We could not tell you in good conscience to avoid eating at street vendors entirely. Doing that might rob you of experiencing your first bakso or eating the best nasi campur of your whole trip. Plus, how boring would it be if you ate all your meals in your hotel’s restaurant or only went to the most popular restaurants during your trip?

There are ways to be cautious about tucking into a delicious street meal though. Firstly, follow the traveller’s rule and eat at places that are crowded and where the locals are flocking to eat. It’s a sure sign that the food is good and fresh. If you’re still a bit nervous, look for vendors that you can watch cook your meal and aim to hit them first thing in the morning, or during the dinner rush.  

Take a preventative supplement like Travelan

Travelan is a natural probiotic and over-the-counter product that helps reduce the risk of traveller’s diarrhoea. You can start taking it two weeks before your trip to help your guts get into top shape and stock up on bacteria-fighting antibodies before you arrive.  

What to do if you get Bali belly

So you’ve been struck down with a (hopefully not severe) case of Bali belly. Firstly, welcome to the club and secondly, we’ve got you. Here’s what you can do to soften the blow.  

Take activated charcoal tablets

You’ll want to stock up on these before you leave or when you arrive so you can take them as soon as symptoms of Bali belly start rumbling. We recommend Norit, a local charcoal tablet stocked in most supermarkets, pharmacies (apotek in Indonesian) and mini-marts like Circle K. Charcoal may help to absorb toxins in your body and it may lessen the severity of Bali belly and recovery time. A word of warning though, these tablets often sell out in busy places, so if you don’t want to run the gauntlet, take some with you.  

Photo by Uwe Aranas

Stay hydrated

Yes, we know this is hard when you’re struggling to keep anything down or in, but it’s extremely important to stay hydrated. Bali belly can be fatal and that is largely due to dehydration.

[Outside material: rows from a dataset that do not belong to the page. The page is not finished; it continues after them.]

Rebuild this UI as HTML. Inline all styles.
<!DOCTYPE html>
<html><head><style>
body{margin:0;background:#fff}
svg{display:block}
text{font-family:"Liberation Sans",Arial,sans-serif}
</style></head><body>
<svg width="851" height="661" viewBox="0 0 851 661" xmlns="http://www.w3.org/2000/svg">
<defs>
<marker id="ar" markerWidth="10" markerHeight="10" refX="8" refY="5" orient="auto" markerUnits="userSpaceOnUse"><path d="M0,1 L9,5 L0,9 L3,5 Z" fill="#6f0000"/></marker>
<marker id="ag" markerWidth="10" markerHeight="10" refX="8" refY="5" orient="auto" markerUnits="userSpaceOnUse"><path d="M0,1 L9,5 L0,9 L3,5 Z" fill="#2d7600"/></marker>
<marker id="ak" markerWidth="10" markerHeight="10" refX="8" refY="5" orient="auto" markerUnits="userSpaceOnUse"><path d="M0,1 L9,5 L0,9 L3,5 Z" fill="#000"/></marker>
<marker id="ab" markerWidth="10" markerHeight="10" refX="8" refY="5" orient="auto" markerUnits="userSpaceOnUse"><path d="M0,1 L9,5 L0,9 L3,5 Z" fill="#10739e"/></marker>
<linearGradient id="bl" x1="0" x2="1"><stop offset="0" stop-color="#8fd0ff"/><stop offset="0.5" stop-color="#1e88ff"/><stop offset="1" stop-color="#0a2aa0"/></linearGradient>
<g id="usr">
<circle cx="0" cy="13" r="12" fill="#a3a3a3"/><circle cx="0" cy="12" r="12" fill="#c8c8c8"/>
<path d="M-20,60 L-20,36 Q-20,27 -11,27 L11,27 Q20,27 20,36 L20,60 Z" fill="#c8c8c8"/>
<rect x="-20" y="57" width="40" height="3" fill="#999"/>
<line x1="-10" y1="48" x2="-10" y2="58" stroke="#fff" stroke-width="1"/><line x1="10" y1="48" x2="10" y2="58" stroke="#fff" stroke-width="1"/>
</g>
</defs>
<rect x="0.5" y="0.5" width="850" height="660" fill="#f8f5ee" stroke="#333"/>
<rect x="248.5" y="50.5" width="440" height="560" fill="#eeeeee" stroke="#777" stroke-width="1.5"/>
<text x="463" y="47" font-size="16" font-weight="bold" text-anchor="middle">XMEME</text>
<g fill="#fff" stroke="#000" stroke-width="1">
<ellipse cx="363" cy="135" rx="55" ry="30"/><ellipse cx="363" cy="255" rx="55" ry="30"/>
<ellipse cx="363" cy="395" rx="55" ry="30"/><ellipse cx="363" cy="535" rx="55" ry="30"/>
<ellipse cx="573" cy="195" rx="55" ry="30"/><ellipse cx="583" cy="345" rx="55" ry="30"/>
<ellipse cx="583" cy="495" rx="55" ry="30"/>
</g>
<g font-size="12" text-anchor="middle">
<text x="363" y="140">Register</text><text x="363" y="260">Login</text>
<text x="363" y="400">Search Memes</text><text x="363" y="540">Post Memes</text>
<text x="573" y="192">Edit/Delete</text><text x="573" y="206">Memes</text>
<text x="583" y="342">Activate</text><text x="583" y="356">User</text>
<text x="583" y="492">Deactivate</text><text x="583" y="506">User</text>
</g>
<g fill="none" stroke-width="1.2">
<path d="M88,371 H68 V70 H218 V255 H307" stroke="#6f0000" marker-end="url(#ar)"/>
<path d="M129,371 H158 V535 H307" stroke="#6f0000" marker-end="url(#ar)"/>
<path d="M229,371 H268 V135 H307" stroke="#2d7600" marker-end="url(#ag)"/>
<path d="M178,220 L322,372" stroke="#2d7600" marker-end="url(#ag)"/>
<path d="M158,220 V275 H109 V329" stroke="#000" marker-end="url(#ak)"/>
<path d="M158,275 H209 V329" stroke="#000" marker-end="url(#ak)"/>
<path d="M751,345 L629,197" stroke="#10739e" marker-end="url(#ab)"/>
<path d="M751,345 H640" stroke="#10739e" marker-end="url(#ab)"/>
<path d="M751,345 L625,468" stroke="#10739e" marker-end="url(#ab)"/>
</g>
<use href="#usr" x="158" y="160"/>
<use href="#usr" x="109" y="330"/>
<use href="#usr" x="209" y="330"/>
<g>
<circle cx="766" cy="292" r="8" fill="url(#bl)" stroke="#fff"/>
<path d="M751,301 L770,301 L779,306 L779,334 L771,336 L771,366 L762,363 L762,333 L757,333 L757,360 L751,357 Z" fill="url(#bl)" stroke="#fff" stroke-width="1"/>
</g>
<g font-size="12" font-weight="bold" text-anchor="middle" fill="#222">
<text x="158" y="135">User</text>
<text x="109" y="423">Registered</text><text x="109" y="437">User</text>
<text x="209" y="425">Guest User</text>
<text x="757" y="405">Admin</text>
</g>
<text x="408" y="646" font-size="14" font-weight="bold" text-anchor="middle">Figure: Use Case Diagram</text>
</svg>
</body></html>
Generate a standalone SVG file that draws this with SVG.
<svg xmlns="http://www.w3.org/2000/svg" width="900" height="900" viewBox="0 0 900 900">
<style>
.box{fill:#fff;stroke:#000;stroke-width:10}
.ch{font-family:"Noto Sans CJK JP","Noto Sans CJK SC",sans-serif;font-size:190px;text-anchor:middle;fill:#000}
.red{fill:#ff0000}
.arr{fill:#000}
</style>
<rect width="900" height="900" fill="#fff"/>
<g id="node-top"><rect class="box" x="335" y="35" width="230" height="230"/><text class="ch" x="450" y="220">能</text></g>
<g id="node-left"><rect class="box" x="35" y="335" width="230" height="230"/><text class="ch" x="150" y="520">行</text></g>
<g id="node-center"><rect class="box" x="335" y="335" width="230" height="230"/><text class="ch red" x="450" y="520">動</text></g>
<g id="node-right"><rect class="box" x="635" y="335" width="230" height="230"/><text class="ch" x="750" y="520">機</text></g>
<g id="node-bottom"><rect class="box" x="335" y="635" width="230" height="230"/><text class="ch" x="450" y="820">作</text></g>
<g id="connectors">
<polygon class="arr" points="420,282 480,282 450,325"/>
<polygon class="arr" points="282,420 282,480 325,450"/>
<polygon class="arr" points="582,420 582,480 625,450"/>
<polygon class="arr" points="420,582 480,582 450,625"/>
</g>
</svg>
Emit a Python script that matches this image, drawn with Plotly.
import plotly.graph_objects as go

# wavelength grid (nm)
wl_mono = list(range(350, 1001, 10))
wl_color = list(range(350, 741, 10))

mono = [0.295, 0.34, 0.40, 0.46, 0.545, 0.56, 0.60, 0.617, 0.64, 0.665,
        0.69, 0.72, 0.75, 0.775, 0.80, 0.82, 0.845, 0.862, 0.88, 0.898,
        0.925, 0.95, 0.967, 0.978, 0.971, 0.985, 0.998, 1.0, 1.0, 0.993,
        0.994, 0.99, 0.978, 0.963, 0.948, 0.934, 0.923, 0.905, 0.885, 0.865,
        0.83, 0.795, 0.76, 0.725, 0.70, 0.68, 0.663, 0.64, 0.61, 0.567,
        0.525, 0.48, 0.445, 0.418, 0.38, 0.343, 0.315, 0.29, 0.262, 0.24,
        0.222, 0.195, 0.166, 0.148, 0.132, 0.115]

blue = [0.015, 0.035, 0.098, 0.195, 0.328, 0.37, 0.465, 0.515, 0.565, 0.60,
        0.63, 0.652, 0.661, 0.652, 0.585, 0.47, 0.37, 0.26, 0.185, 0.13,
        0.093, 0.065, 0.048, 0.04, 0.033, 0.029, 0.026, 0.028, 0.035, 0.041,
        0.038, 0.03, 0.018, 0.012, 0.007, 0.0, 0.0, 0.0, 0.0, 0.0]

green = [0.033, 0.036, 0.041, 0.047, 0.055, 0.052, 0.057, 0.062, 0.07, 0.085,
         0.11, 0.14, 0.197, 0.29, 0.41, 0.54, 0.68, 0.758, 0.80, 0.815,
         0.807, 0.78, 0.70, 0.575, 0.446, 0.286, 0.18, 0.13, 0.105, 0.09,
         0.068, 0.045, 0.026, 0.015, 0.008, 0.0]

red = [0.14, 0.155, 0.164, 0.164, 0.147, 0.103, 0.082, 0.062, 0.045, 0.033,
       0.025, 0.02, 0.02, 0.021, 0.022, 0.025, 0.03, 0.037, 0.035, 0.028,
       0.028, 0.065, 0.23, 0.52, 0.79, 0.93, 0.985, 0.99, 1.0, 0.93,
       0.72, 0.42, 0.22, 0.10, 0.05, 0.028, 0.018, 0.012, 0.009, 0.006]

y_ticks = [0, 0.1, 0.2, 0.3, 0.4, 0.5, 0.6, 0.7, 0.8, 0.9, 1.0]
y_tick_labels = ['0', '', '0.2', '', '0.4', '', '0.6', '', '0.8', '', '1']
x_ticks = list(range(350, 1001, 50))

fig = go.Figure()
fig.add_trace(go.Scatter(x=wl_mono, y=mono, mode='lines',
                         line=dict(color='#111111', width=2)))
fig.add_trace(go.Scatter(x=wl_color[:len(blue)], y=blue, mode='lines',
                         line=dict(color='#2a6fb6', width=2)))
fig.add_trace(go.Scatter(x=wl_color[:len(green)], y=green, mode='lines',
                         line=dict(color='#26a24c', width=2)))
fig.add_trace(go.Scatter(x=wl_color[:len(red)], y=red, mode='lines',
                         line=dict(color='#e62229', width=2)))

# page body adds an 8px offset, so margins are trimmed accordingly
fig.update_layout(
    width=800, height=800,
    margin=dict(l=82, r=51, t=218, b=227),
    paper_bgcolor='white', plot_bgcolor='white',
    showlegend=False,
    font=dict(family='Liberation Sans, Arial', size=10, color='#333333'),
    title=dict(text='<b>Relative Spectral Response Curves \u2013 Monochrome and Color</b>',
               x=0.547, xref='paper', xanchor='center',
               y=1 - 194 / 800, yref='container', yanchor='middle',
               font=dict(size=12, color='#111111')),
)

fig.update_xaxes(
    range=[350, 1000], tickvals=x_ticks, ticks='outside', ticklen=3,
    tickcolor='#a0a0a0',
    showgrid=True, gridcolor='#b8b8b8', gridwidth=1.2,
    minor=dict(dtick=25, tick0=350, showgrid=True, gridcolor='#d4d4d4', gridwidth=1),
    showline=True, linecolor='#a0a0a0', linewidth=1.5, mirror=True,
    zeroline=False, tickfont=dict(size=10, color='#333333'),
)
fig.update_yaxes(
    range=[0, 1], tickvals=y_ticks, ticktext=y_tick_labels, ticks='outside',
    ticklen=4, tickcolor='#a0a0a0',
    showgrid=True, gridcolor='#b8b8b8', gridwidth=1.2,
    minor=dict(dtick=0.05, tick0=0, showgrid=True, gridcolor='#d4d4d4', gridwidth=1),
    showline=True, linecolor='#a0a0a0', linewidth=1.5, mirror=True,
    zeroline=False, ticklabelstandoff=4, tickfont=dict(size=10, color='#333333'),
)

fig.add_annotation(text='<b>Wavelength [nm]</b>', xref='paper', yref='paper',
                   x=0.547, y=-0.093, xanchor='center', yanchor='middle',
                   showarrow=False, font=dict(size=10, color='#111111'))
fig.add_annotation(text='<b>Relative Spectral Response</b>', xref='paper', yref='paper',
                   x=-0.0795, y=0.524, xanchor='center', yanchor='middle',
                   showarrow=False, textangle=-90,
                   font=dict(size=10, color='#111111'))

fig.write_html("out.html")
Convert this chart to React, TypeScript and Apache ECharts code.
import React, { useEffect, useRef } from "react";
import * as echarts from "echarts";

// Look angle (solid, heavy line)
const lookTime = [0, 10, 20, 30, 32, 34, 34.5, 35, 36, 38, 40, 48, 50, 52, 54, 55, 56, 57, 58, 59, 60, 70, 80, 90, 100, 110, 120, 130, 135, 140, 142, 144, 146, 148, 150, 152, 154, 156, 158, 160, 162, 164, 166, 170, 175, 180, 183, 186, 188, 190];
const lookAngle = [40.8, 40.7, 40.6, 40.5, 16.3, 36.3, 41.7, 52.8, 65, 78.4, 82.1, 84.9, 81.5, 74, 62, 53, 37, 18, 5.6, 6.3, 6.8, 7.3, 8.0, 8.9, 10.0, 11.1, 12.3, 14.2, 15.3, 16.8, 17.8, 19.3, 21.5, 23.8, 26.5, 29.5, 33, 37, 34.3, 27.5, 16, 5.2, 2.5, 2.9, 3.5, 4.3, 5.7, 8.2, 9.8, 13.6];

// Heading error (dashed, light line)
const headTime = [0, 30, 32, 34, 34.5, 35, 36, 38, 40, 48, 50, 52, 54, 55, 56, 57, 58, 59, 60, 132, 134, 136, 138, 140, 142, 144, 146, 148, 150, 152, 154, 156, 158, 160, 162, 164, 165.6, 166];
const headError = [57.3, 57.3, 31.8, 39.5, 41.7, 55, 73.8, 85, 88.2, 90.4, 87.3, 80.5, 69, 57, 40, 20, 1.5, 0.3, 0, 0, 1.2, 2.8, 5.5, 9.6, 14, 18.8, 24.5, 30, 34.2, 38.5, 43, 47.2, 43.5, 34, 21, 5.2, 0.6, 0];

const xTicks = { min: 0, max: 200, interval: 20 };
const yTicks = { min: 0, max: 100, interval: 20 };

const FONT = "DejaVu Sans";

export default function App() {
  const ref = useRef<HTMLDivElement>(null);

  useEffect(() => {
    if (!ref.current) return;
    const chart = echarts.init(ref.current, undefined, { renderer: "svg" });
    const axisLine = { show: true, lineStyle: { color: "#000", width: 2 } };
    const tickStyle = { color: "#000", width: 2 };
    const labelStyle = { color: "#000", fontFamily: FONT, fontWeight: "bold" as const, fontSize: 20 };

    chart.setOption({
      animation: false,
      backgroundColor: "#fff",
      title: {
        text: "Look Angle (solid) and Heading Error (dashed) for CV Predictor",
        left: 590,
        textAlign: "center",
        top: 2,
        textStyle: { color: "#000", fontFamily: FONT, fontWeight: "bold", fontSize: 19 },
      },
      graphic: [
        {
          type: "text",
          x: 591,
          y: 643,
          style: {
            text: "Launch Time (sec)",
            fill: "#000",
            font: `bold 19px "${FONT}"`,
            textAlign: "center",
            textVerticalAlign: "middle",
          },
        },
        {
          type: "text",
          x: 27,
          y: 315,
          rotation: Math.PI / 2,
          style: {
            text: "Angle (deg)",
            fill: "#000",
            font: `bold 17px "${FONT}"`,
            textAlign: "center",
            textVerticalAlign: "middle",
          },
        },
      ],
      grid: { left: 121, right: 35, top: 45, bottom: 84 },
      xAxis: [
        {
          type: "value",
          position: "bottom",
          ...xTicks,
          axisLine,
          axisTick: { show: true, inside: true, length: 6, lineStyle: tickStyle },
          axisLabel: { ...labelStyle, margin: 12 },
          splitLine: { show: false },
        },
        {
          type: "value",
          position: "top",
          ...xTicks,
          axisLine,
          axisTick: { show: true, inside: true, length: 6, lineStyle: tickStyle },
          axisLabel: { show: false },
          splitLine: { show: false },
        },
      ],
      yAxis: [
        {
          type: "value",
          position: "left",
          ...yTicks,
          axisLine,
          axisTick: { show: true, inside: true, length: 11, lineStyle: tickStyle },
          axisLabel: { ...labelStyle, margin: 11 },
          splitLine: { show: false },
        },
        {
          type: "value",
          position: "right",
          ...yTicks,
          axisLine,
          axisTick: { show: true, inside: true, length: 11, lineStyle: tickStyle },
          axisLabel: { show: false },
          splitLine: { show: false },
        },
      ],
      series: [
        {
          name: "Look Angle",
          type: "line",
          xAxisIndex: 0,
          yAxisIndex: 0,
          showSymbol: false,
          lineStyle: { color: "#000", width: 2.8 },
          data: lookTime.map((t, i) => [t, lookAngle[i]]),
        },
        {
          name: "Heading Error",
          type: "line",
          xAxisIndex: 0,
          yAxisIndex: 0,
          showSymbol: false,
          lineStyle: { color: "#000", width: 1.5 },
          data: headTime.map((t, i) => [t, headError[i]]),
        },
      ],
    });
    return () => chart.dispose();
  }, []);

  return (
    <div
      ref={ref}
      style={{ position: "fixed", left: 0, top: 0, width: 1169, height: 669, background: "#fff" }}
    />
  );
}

Level up your hydration efforts if you get sick: drink coconut water, add salt or lime to your water for extra minerals and power through the gift that is Pocari Sweat, a popular drink in Bali packed with electrolytes. Remember sugary drinks can worsen dehydration. You can also follow the locals' lead and try a tea like ginger and turmeric with honey and coconut oil, or peppermint and ginger.  

If you really can’t keep your liquids in, don’t hesitate to hit up an intravenous rehydration service like The Dose or Prime Plus Medical. Their IV infusions are administered by medical professionals and they can bring the service to your accommodation.

Don’t put off seeing a doctor or going to the hospital if symptoms are worsening or if you are worried about dehydration. And seek immediate medical assistance if there is blood or mucus in your stools, severe abdominal pain or prolonged high fever.  

Avoid alcohol, caffeine and rich foods

We’d be surprised if you were craving a Bintang while trying to get through an episode of Bali belly. But a gentle reminder to skip the booze while you’re getting through this explosive time. The same goes for caffeinated drinks, dairy products and spicy or rich foods. All of these things can cause further bloating, dehydration and stomach unrest.

While you’re waiting for things to die down, stick to plain foods: porridge, vegetable broths or soups (a good excuse to eat heaps of cap cay), bananas, plain rice, bread and crackers. When symptoms are less severe, fresh juice (of which there is no shortage of in Bali) is another good option.  

Rest up

Spending half your holiday in your hotel room (or stuck on the toilet) isn’t ideal. But you’ll need a solid chunk of rest and rehydration to get out the other side of this. Get the aircon pumping and find a good series to watch in bed until you’re back on your feet.